Le bilan, jusqu'ici, est cependant plutôt mitigé ; si beaucoup s'accordent pour vanter les mérites des livraisons de Johan Héliot et Bretin & Bonzon, le reste a laissé plus sceptique, voire déchaîné quelques incendies critiques sur lesquels je n'oserai pas pour l'instant me prononcer, n'ayant pas encore lu les volumes incriminés. Délires d'Orphée est en effet le premier titre de la collection que je m'enquille. A cela, une raison on ne peut plus simple, qui a pour nom Catherine Dufour.

Catherine Dufour écrit bien. Elle écrit même très bien, quand elle veut. Que celui qui ose en douter (le sagouin) jette un œil à son beau roman de science-fiction Le Goût de l'immortalité (prix Rosny-Aîné, grand prix de l'Imaginaire et prix Bob Morane 2006, vi, rien que ça). Catherine Dufour sait faire dans la noirceur vraiment très très noire (comme dans le roman sus-cité, ou encore la chouette nouvelle « La Liste des souffrances autorisées », dans le gros Bifrost n° 42). En même temps, l'auteur de Blanche Neige et les lance-missiles sait aussi faire dans l'humour (le vrai, celui qui fait rire, si si ça existe). J'aime bien la tonalité générale de ses récits (et pas que de ses récits, d'ailleurs). Alors la voir manier du chasseur de monstres dans un bouquin du CVH – et donc presque nécessairement riche en clins d'œil –, ben, logiquement, ça m'a tenté.
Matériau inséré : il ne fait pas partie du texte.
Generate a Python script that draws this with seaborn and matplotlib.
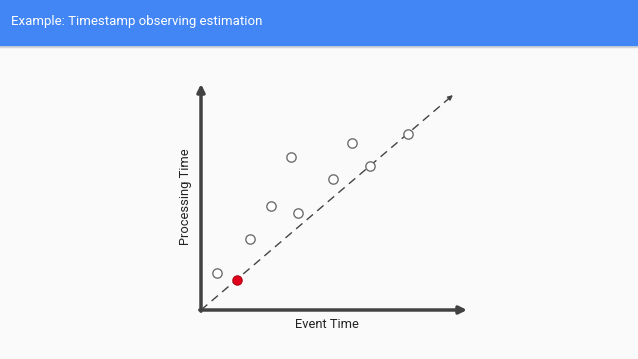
import pandas as pd
import matplotlib.pyplot as plt
import matplotlib.patches as patches
import seaborn as sns

# colours
BLUE = '#4285F4'
BG = '#FAFAFA'
AXIS = '#424242'
MARK = '#6F6F6F'
RED = '#E0001B'

# data (event time, processing time), arbitrary units
event_time = [16, 49, 70, 90, 97, 132, 151, 169, 207]
processing_time = [37, 71, 104, 153, 97, 131, 167, 144, 176]
watermark_event = [36]
watermark_processing = [30]
ideal_x = [0, 252]
ideal_y = [0, 215]

sns.set_style('white')
plt.rcParams['font.family'] = ['Roboto', 'DejaVu Sans']

W, H = 638, 359
fig = plt.figure(figsize=(W / 100, H / 100), dpi=100)
fig.patch.set_facecolor(BG)

# header band
fig.patches.append(patches.Rectangle((0, 1 - 47 / H), 1, 2 / H, transform=fig.transFigure,
                                     color='#D6D6D6', zorder=0))
fig.patches.append(patches.Rectangle((0, 1 - 45 / H), 1, 45 / H, transform=fig.transFigure,
                                     color=BLUE, zorder=1))
fig.text(11 / W, 1 - 22 / H, 'Example: Timestamp observing estimation', color='white',
         fontsize=9.5, va='center', ha='left')

# axes: one data unit = one pixel, origin at (201, 310)
ax = fig.add_axes([201 / W, (H - 310) / H, 270 / W, 228 / H])
ax.set_xlim(0, 270)
ax.set_ylim(0, 228)
ax.set_facecolor('none')
for s in ax.spines.values():
    s.set_visible(False)
ax.set_xticks([])
ax.set_yticks([])

sns.lineplot(x=ideal_x, y=ideal_y, ax=ax, color='#444444', linewidth=1, linestyle=(0, (6, 4)))
ax.annotate('', xy=(ideal_x[1] + 2, ideal_y[1] + 1.7), xytext=(ideal_x[1] - 4, ideal_y[1] - 3.4),
            arrowprops=dict(arrowstyle='-|>', color='#444444', lw=1, mutation_scale=7))

# axis arrows
ax.annotate('', xy=(266, 0), xytext=(-1.2, 0),
            arrowprops=dict(arrowstyle='-|>', color=AXIS, lw=2.5, mutation_scale=11,
                            shrinkA=0, shrinkB=0), annotation_clip=False)
ax.annotate('', xy=(0, 226), xytext=(0, -1.2),
            arrowprops=dict(arrowstyle='-|>', color=AXIS, lw=2.5, mutation_scale=11,
                            shrinkA=0, shrinkB=0), annotation_clip=False)

df = pd.DataFrame({'event': event_time, 'processing': processing_time})
sns.scatterplot(data=df, x='event', y='processing', ax=ax, s=45, facecolor='white',
                edgecolor=MARK, linewidth=1, zorder=5)
sns.scatterplot(x=watermark_event, y=watermark_processing, ax=ax, s=45, color=RED,
                edgecolor='#B00010', linewidth=0.8, zorder=6)
ax.set_xlabel('')
ax.set_ylabel('')

# axis titles
fig.text(326.5 / W, 1 - 325 / H, 'Event Time', fontsize=9.3, color='#222222',
         ha='center', va='center')
fig.text(185 / W, 1 - 196.5 / H, 'Processing Time', fontsize=9.3, color='#222222',
         ha='center', va='center', rotation=90)

fig.savefig('out.png', dpi=100, facecolor=BG)
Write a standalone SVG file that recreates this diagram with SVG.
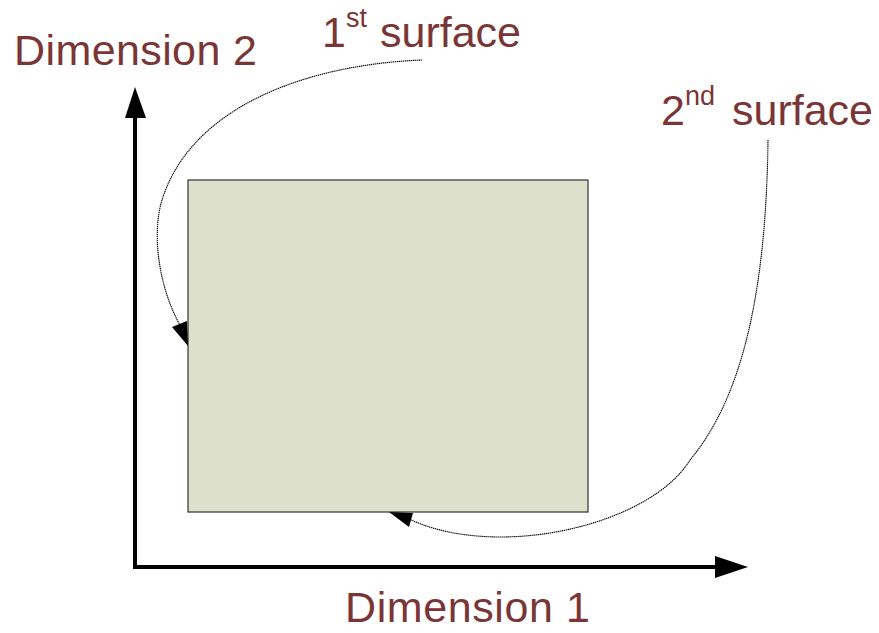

Et d'acheter ce Délires d'Orphée qui venait de paraître, et au sujet duquel je n'avais pas encore lu la moindre critique, histoire de pouvoir m'en forger une par moi même, du bouquin comme de la collec'. En chasse.

Le chasseur, ici, c'est Senoufo Amchis, le « dernier Grand Maître de la Confrérie des tueurs de cachalots des Açores » (ah oui, quand même), lequel aurait semble-t-il déjà figuré dans un précédent roman du CVH. Un habitué, donc, mais contraint et forcé : il ne vit que par et pour son Queequeg, pour l'heure à quai. Pour combattre le mal de terre, Senoufo accepte donc de jouer du harpon contre des proies un peu moins volumineuses, mais non moins dangereuses, celles que lui désigne à l'occasion ce vieux grigou de Lord Van Helsing (bien différent du personnage de Bram Stoker ; je suppose qu'il s'agit du descendant du fléau de Dracula, mais n'en suis pas totalement certain, alors camembert).

Or il s'est produit quelque chose d'impensable : la Bibliothèque Obscure de Bedlam Asylum a été cambriolée. Nécessairement par quelqu'un qui connaissait les innombrables pièges dont fourmille le repaire de Van Helsing, ainsi que Senoufo en fait bientôt l'amère expérience. Il s'agit donc pour le harponneur de retrouver l'objet volé... et de le détruire. Van Helsing est formel. L'artefact en question est un authentique trésor mythologique, et en même temps un monstre en tant que tel, dont le venin est particulièrement douloureux : le désespoir à l'état brut. Et Senoufo de se mettre en chasse, agacé par les nombreux non-dits de son patron. A lui donc de retrouver cette pièce rare, cet instrument de musique à base d'écailles de tortue, qui se terre quelque part dans Londres : la lyre d'Orphée, ou celle d'Homère ? Quoi qu'il en soit, il pourrait être judicieux de se boucher les oreilles, comme le fit naguère un fameux marin, et, surtout, de ne pas se retourner, ne jamais se retourner... même si c'est bien « en arrière » que se trouve à l'évidence l'explication de ce cambriolage incongru.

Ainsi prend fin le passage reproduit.